Pero no tiene por qué ser así, podemos dar más peso al entorno y a nuestras capacidades de relacionarnos con él. Death Stranding es un juego en el que el espacio es el medio y el fin. Tan importante es el destino como el trayecto, el entorno, no como fondo, como una entidad con presencia. Es fácil decir que el Kojima nos vendió un simulador de dar paseos con su playlist favorita de fondo, pero eso no quita que Death Stranding sea uno de los juegos más conscientes y bien medidos de la pasada generación, que solo tropieza cuando intenta meter de la nada lo que tienen todos los demás.
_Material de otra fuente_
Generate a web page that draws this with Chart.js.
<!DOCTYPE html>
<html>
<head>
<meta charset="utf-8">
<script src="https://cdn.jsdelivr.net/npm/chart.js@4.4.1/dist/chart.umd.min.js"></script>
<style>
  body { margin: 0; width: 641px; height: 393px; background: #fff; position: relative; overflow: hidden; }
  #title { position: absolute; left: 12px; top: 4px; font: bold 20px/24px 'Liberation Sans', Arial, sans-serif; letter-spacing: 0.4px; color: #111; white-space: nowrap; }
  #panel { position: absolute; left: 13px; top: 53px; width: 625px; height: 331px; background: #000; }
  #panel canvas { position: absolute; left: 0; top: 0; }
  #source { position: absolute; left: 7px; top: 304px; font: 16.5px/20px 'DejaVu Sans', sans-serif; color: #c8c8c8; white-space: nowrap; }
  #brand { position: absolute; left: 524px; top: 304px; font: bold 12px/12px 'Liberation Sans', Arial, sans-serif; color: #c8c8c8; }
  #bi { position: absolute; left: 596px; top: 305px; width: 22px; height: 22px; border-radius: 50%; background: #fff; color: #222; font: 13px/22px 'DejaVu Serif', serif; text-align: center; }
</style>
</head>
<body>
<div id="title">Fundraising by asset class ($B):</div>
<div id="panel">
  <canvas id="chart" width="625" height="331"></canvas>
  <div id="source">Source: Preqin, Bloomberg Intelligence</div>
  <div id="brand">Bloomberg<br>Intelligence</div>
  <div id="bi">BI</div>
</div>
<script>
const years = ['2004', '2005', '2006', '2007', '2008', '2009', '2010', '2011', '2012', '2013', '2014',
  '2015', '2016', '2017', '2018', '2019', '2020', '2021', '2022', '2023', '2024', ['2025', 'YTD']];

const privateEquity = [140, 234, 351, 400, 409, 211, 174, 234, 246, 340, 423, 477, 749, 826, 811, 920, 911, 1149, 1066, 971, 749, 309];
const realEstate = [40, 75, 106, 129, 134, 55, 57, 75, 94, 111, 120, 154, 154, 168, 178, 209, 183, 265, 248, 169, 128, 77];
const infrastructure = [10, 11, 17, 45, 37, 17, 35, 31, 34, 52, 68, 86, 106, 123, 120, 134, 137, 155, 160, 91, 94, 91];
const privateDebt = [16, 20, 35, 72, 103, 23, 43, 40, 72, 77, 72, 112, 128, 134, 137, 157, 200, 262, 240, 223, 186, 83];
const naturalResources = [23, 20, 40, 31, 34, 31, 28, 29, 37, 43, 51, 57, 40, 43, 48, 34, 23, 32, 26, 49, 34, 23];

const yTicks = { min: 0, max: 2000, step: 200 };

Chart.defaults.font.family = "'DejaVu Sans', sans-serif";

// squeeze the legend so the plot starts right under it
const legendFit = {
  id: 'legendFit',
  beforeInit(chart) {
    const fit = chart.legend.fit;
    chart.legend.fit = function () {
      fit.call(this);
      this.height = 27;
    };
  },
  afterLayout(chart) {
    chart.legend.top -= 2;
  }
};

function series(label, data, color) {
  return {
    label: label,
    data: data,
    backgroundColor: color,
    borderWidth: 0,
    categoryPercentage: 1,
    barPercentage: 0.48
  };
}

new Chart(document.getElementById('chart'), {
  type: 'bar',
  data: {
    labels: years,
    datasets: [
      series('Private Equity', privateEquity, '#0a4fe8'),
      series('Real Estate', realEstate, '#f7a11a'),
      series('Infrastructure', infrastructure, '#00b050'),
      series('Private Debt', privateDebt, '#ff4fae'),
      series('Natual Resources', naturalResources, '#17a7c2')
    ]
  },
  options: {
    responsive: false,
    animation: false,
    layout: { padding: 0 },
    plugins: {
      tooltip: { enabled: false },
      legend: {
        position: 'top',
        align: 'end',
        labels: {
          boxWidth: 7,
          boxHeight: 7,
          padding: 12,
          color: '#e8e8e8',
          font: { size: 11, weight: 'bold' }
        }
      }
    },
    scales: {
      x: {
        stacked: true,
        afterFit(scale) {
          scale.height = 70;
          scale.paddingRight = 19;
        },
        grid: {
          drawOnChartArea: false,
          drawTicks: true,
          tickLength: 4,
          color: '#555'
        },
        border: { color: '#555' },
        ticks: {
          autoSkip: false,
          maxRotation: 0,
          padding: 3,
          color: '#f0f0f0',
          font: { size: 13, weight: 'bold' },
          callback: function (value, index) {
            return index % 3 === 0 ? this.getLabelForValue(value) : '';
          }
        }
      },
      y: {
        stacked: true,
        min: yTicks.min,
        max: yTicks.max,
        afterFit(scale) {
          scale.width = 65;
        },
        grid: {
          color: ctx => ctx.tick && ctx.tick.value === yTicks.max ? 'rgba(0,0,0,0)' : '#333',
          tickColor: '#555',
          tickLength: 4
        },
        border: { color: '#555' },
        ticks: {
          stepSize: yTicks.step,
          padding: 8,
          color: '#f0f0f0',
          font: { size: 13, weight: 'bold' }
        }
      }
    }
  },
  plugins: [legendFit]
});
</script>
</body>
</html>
Aquí todo en el terreno es un obstáculo. Es un plataformas, pero sin plataformeo. Cada desnivel, riachuelo y roca pueden tener un impacto significativo en tu forma de afrontar la travesía. Esto le da al entorno una sensación orgánica más propia de un immersive sim. Un espacio en el que poder perderse, sin sobreestimulaciones, pero que nunca deja de ser interesante porque está muy bien medido y sabe dejar sitio para la introspección. Es el eje vertebrador que te permite reflexionar sobre los temas que el propio juego te plantea, sobre su mundo y sus habilidades evocativas. El paisaje es tanto un adversario como un compañero, tan frío y despiadado como cálido y tranquilizador.
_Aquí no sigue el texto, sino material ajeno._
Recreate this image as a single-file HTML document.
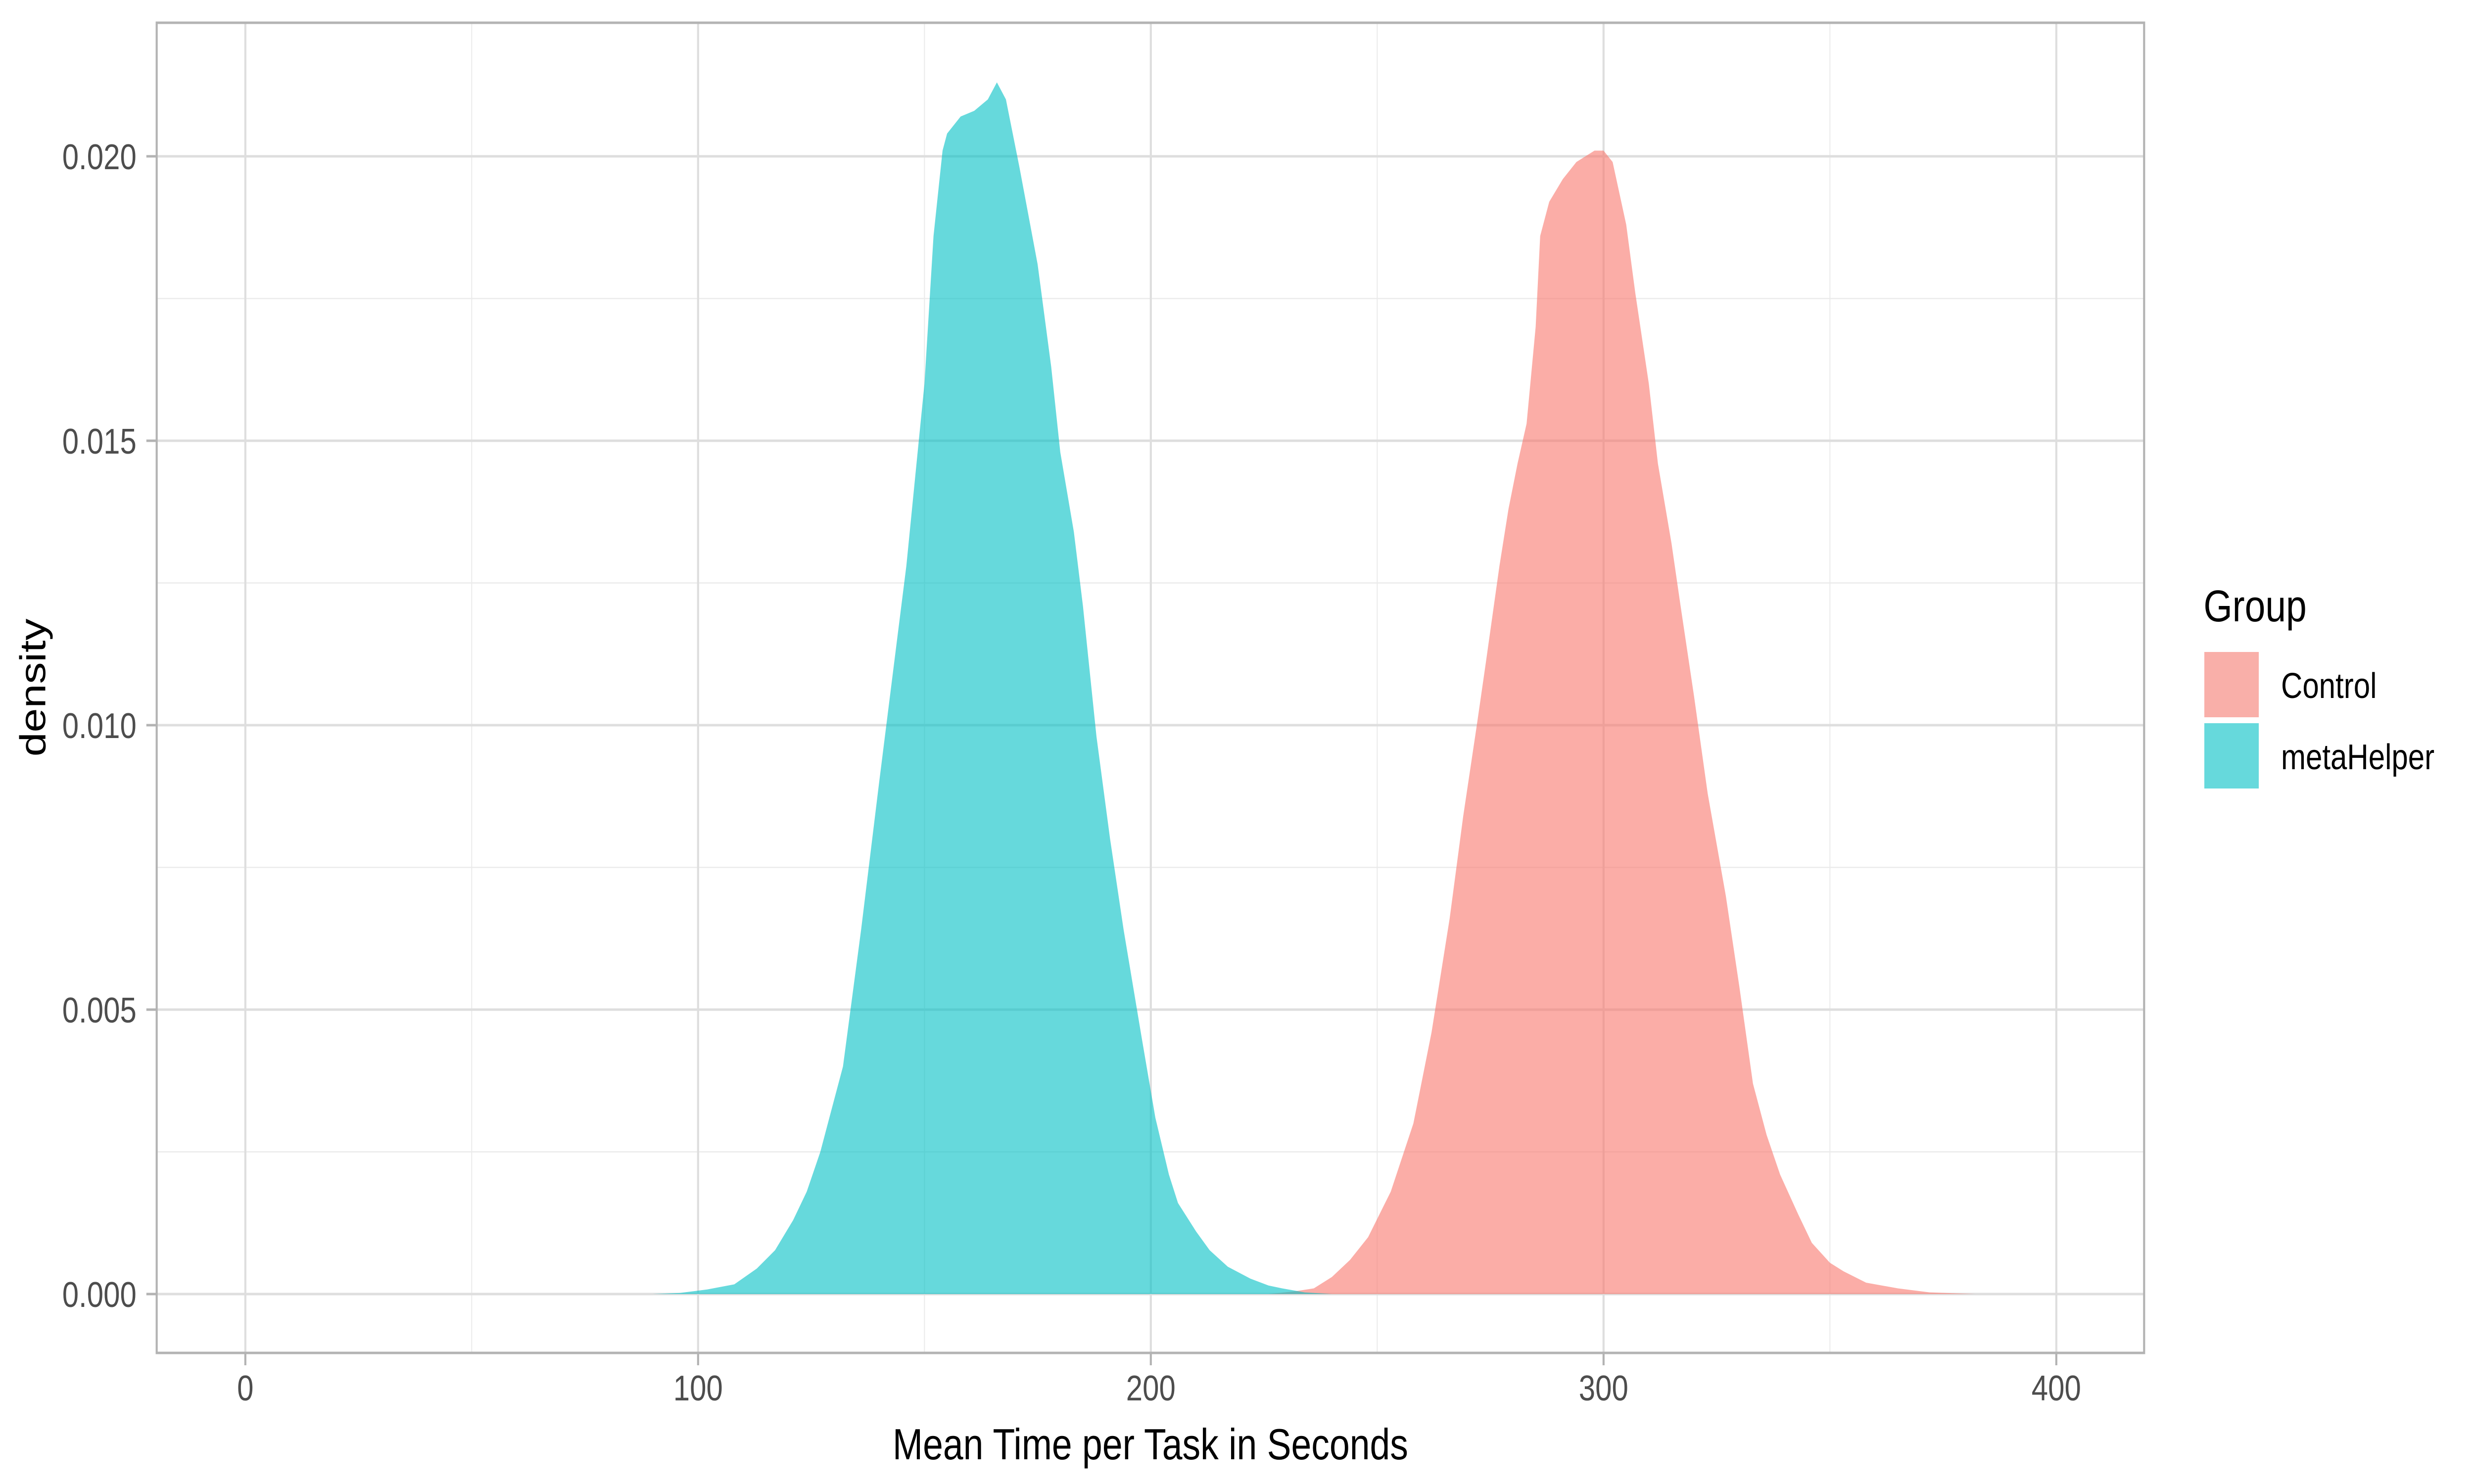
<!DOCTYPE html>
<html><head><meta charset="utf-8"><style>
html,body{margin:0;padding:0;background:#fff;width:100%;height:100%;overflow:hidden}
svg{display:block;width:100vw;height:100vh}
text{font-family:"Liberation Sans",Arial,sans-serif}
</style></head>
<body>
<svg id="chart" xmlns="http://www.w3.org/2000/svg" viewBox="0 0 6000 3000" preserveAspectRatio="none">
<rect x="0" y="0" width="6000" height="3000" fill="#fff"/>
<g id="grid"></g>
<g id="series"></g>
<rect x="380" y="46" width="4820" height="2689" fill="none" stroke="#b3b3b3" stroke-width="5"/>
<g id="axes"></g>
<text x="2790" y="2950" font-size="88" text-anchor="middle" fill="#000">Mean Time per Task in Seconds</text>
<text x="0" y="0" font-size="88" text-anchor="middle" fill="#000" transform="translate(110,1390) rotate(-90)">density</text>
<g>
<text x="5344" y="1256" font-size="90" fill="#000">Group</text>
<rect x="5346" y="1318" width="132" height="132" fill="#f9afa9"/>
<text x="5532" y="1411" font-size="72" fill="#000">Control</text>
<rect x="5346" y="1462" width="132" height="132" fill="#66d9dc"/>
<text x="5532" y="1555" font-size="72" fill="#000">metaHelper</text>
</g>
</svg>
<script>
const xTicks = [0, 100, 200, 300, 400];
const xMinor = [50, 150, 250, 350];
const yTicks = [0, 0.005, 0.010, 0.015, 0.020];
const yTickLabels = ["0.000", "0.005", "0.010", "0.015", "0.020"];
const yMinor = [0.0025, 0.0075, 0.0125, 0.0175];
const metaX = [90, 96, 102, 108, 113, 117, 121, 124, 127, 129, 132, 136, 140, 143, 146, 148, 150, 152, 154, 155, 158, 161, 164, 166, 168, 171, 175, 178, 180, 183, 185, 188, 191, 194, 198, 201, 204, 206, 210, 213, 217, 222, 226, 229, 234, 240];
const metaY = [0, 0.00002, 0.00008, 0.00017, 0.00045, 0.00077, 0.0013, 0.0018, 0.0025, 0.0031, 0.0040, 0.0064, 0.0090, 0.0109, 0.0128, 0.0144, 0.0160, 0.0186, 0.0201, 0.0204, 0.0207, 0.0208, 0.0210, 0.0213, 0.0210, 0.0198, 0.0181, 0.0163, 0.0148, 0.0134, 0.0121, 0.0098, 0.0080, 0.0064, 0.0045, 0.0031, 0.0021, 0.0016, 0.0011, 0.00077, 0.00048, 0.00027, 0.00015, 0.0001, 0.00003, 0];
const ctrlX = [226, 232, 236, 240, 244, 248, 253, 258, 262, 266, 269, 272, 274, 277, 279, 281, 283, 285, 286, 288, 291, 294, 298, 300, 302, 305, 307, 310, 312, 315, 317, 320, 323, 327, 330, 333, 336, 339, 343, 346, 350, 353, 358, 365, 372, 382];
const ctrlY = [0, 0.00005, 0.0001, 0.0003, 0.0006, 0.0010, 0.0018, 0.0030, 0.0046, 0.0066, 0.0084, 0.0100, 0.0111, 0.0128, 0.0138, 0.0146, 0.0153, 0.0170, 0.0186, 0.0192, 0.0196, 0.0199, 0.0201, 0.0201, 0.0199, 0.0188, 0.0176, 0.0160, 0.0146, 0.0132, 0.0121, 0.0105, 0.0088, 0.0070, 0.0054, 0.0037, 0.0028, 0.0021, 0.0014, 0.0009, 0.00055, 0.0004, 0.0002, 0.0001, 0.00003, 0];

const NS = "http://www.w3.org/2000/svg";
const PL = 380, PR = 5200, PT = 46, PB = 2735;
function xs(v){ return 595 + v * 10.98; }
function ys(v){ return 2616 - v * 115000; }
function mk(tag, attrs, parent){
  const e = document.createElementNS(NS, tag);
  for (const k in attrs) e.setAttribute(k, attrs[k]);
  parent.appendChild(e);
  return e;
}
const grid = document.getElementById('grid');
const axes = document.getElementById('axes');
xMinor.forEach(v => {
  const l = mk('line', {x1: xs(v), x2: xs(v), y1: PT, y2: PB, stroke: '#ebebeb', 'stroke-width': 2.5}, grid);
  
  
});
yMinor.forEach(v => {
  const l = mk('line', {x1: PL, x2: PR, y1: ys(v), y2: ys(v), stroke: '#ebebeb', 'stroke-width': 2.5}, grid);
  
  
});
xTicks.forEach(v => {
  const l = mk('line', {x1: xs(v), x2: xs(v), y1: PT, y2: PB, stroke: '#dedede', 'stroke-width': 5}, grid);
  
  
  const t = mk('line', {x1: xs(v), x2: xs(v), y1: PB, y2: PB + 25, stroke: '#b3b3b3', 'stroke-width': 5}, axes);
  
  
  const tx = mk('text', {x: xs(v), y: 2831, 'font-size': 72, fill: '#4d4d4d', 'text-anchor': 'middle'}, axes);
  tx.textContent = String(v);
  
  
});
yTicks.forEach((v, i) => {
  const l = mk('line', {x1: PL, x2: PR, y1: ys(v), y2: ys(v), stroke: '#dedede', 'stroke-width': 5}, grid);
  
  
  const t = mk('line', {x1: PL - 25, x2: PL, y1: ys(v), y2: ys(v), stroke: '#b3b3b3', 'stroke-width': 5}, axes);
  
  
  const tx = mk('text', {x: 331, y: ys(v) + 26, 'font-size': 72, fill: '#4d4d4d', 'text-anchor': 'end'}, axes);
  tx.textContent = yTickLabels[i];
  
  
});
const series = document.getElementById('series');
function area(X, Y){
  let d = 'M' + xs(X[0]) + ',' + ys(0);
  for (let i = 0; i < X.length; i++) d += ' L' + xs(X[i]).toFixed(1) + ',' + ys(Y[i]).toFixed(1);
  d += ' L' + xs(X[X.length - 1]) + ',' + ys(0) + ' Z';
  return d;
}
const pc = mk('path', {d: area(ctrlX, ctrlY), fill: '#F8766D', 'fill-opacity': 0.6}, series);


const pm = mk('path', {d: area(metaX, metaY), fill: '#00BFC4', 'fill-opacity': 0.6}, series);


</script>
</body></html>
La soledad de Sam, su empeño en unir a la sociedad, la reflexividad que proporciona hacer entregas, son todos elementos cruciales para dar forma y sentido a aquello que quiere narrar. La idea detrás de la construcción comunitaria con otros jugadores es una forma de gameplay asíncrono brillante que ayuda a transformar el espacio. Le da humanidad a un entorno con un punto inhumano y aséptico, que puede resultar un desafío frustrante o descorazonador si se hace solo. Con el tiempo ese entorno se convierte en familiar e íntimo, y todo esto se ve definido por las múltiples formas en las que puedes navegarlo.
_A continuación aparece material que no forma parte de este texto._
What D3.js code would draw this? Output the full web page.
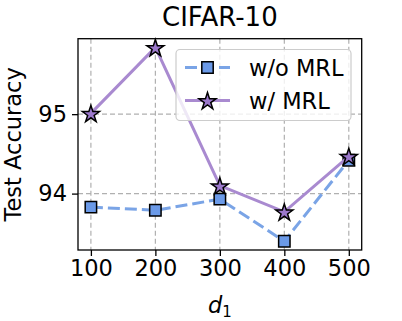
<!DOCTYPE html>
<html>
<head>
<meta charset="utf-8">
<script src="https://cdn.jsdelivr.net/npm/d3@7"></script>
<style>
  body { margin: 0; background: #fff; }
  svg { display: block; font-family: "DejaVu Sans", sans-serif; }
</style>
</head>
<body>
<svg width="402" height="321"></svg>
<script>
const dims = [100, 200, 300, 400, 500];
const withoutMRL = [93.83, 93.79, 93.93, 93.40, 94.42];
const withMRL = [95.01, 95.84, 94.10, 93.77, 94.47];
const xTicks = [100, 200, 300, 400, 500];
const yTicks = [94, 95];

const svg = d3.select("svg");
const plotL = 78, plotR = 361.7, plotT = 38.7, plotB = 250;

const x = d3.scaleLinear().domain([80, 520]).range([plotL, plotR]);
const y = d3.scaleLinear().domain([93.29, 95.95]).range([plotB, plotT]);

// grid
const grid = svg.append("g")
    .attr("stroke", "#b0b0b0")
    .attr("stroke-width", 1.2)
    .attr("stroke-dasharray", "5,3");
xTicks.forEach(t => {
  grid.append("line").attr("x1", x(t)).attr("x2", x(t)).attr("y1", plotT).attr("y2", plotB);
});
yTicks.forEach(t => {
  grid.append("line").attr("x1", plotL).attr("x2", plotR).attr("y1", y(t)).attr("y2", y(t));
});

// axes
const xAxis = svg.append("g")
    .attr("transform", `translate(0,${plotB})`)
    .call(d3.axisBottom(x).tickValues(xTicks).tickSize(6).tickPadding(4).tickSizeOuter(0));
const yAxis = svg.append("g")
    .attr("transform", `translate(${plotL},0)`)
    .call(d3.axisLeft(y).tickValues(yTicks).tickFormat(d3.format("d")).tickSize(6).tickPadding(5).tickSizeOuter(0));
[xAxis, yAxis].forEach(a => {
  a.select(".domain").remove();
  a.selectAll("line").attr("stroke", "#000").attr("stroke-width", 1.3);
  a.selectAll("text").attr("fill", "#000").style("font-size", "22.5px").style("font-family", "DejaVu Sans");
});

svg.append("rect")
    .attr("x", plotL).attr("y", plotT)
    .attr("width", plotR - plotL).attr("height", plotB - plotT)
    .attr("fill", "none").attr("stroke", "#000").attr("stroke-width", 1.3);

const line = d3.line().x((d, i) => x(dims[i])).y(d => y(d));

const blueLine = "#7aa4e6", blueFill = "#6b9ae8";
const purpleLine = "#a98ad0", purpleFill = "#9c79cc";

svg.append("path")
    .datum(withoutMRL)
    .attr("d", line)
    .attr("fill", "none")
    .attr("stroke", blueLine)
    .attr("stroke-width", 3)
    .attr("stroke-dasharray", "12,5");

svg.selectAll(".sq")
    .data(withoutMRL)
    .enter()
    .append("path")
    .attr("class", "sq")
    .attr("transform", (d, i) => `translate(${x(dims[i])},${y(d)})`)
    .attr("d", d3.symbol(d3.symbolSquare, 130))
    .attr("fill", blueFill)
    .attr("stroke", "#000")
    .attr("stroke-width", 1.5);

svg.append("path")
    .datum(withMRL)
    .attr("d", line)
    .attr("fill", "none")
    .attr("stroke", purpleLine)
    .attr("stroke-width", 3);

svg.selectAll(".star")
    .data(withMRL)
    .enter()
    .append("path")
    .attr("class", "star")
    .attr("transform", (d, i) => `translate(${x(dims[i])},${y(d) + 1})`)
    .attr("d", d3.symbol(d3.symbolStar, 90))
    .attr("fill", purpleFill)
    .attr("stroke", "#000")
    .attr("stroke-width", 1.5);

// legend
const legend = svg.append("g");
legend.append("rect")
    .attr("x", 176).attr("y", 49.5)
    .attr("width", 175).attr("height", 71)
    .attr("rx", 4)
    .attr("fill", "#fff").attr("fill-opacity", 0.8)
    .attr("stroke", "#cccccc").attr("stroke-width", 1.2);

const entries = [
  { label: "w/o MRL", stroke: blueLine, fill: blueFill, dash: "12,5", sym: d3.symbolSquare, size: 130, dy: 0 },
  { label: "w/ MRL", stroke: purpleLine, fill: purpleFill, dash: null, sym: d3.symbolStar, size: 90, dy: 1 }
];
entries.forEach((e, i) => {
  const ly = 67.5 + i * 33;
  legend.append("line")
      .attr("x1", 185).attr("x2", 230).attr("y1", ly).attr("y2", ly)
      .attr("stroke", e.stroke).attr("stroke-width", 3)
      .attr("stroke-dasharray", e.dash);
  legend.append("path")
      .attr("transform", `translate(207.5,${ly + e.dy})`)
      .attr("d", d3.symbol(e.sym, e.size))
      .attr("fill", e.fill).attr("stroke", "#000").attr("stroke-width", 1.5);
  legend.append("text")
      .attr("x", 249).attr("y", ly + 8)
      .text(e.label)
      .style("font-size", "22.5px")
      .attr("fill", "#000");
});

// title and labels
svg.append("text")
    .attr("x", (plotL + plotR) / 2).attr("y", 26)
    .attr("text-anchor", "middle")
    .style("font-size", "26px")
    .text("CIFAR-10");

svg.append("text")
    .attr("transform", `translate(21,${(plotT + plotB) / 2}) rotate(-90)`)
    .attr("text-anchor", "middle")
    .style("font-size", "22.5px")
    .text("Test Accuracy");

const xl = svg.append("text")
    .attr("x", (plotL + plotR) / 2).attr("y", 313)
    .attr("text-anchor", "middle")
    .style("font-size", "22.5px");
xl.append("tspan").style("font-style", "italic").text("d");
xl.append("tspan").attr("dy", 4).style("font-size", "15px").text("1");
</script>
</body>
</html>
Es un viaje lleno de expresividad en el que eres tú el que decide cómo superar los obstáculos de entre un montón de herramientas. Las formas en las que puedes interactuar con el mundo son muchas, lo que permite transformar el recorrido en un diálogo entre jugador y entorno. Todas estas herramientas contribuyen mecánicamente de una manera u otra a las intenciones narrativas y emocionales del juego. Death Stranding es un ejemplo perfecto de cómo el desplazamiento, la travesía, y en distinta medida el viaje tienen capacidades emocionales y comunicativas dentro del medio.
Tal vez por eso creo que Death Stranding funciona tan bien y es capaz de destacar en un triple A cada vez más mimético. No teme quedarse en silencio, te invita a mirar donde pisas, a apreciar el peso del camino y rechaza las recompensas inmediatas y la sobreestimulación. Invita a pasar el tiempo con uno mismo, a disfrutar de moverse sin movimiento. Te dejas llevar, viajas con un objetivo, pero tampoco importa mucho a donde vas. Otro paquete entregado, no tan importante como el anterior o el siguiente, o puede que sí, pero da igual, porque el camino es lo que importa. Tu camino, a la vez personal y colectivo.
No tengo ni la más remota idea de cuantos paquetes pude llegar a entregar en mi partida, ni cuantas veces la lié y se me cayeron todos. Tampoco sé con total exactitud cuántas veces habré viajado, cuántos trayectos largos, ni seguramente todos los destinos. Pero sí las sensaciones. Estar en mi mundo mirando por una ventana, solo, pero a la vez acompañado. Con la cabeza en el presente, en el momento, y, al mismo tiempo, en otra parte. Como si el trayecto fuese siempre el mismo, aunque en verdad nunca lo sea del todo.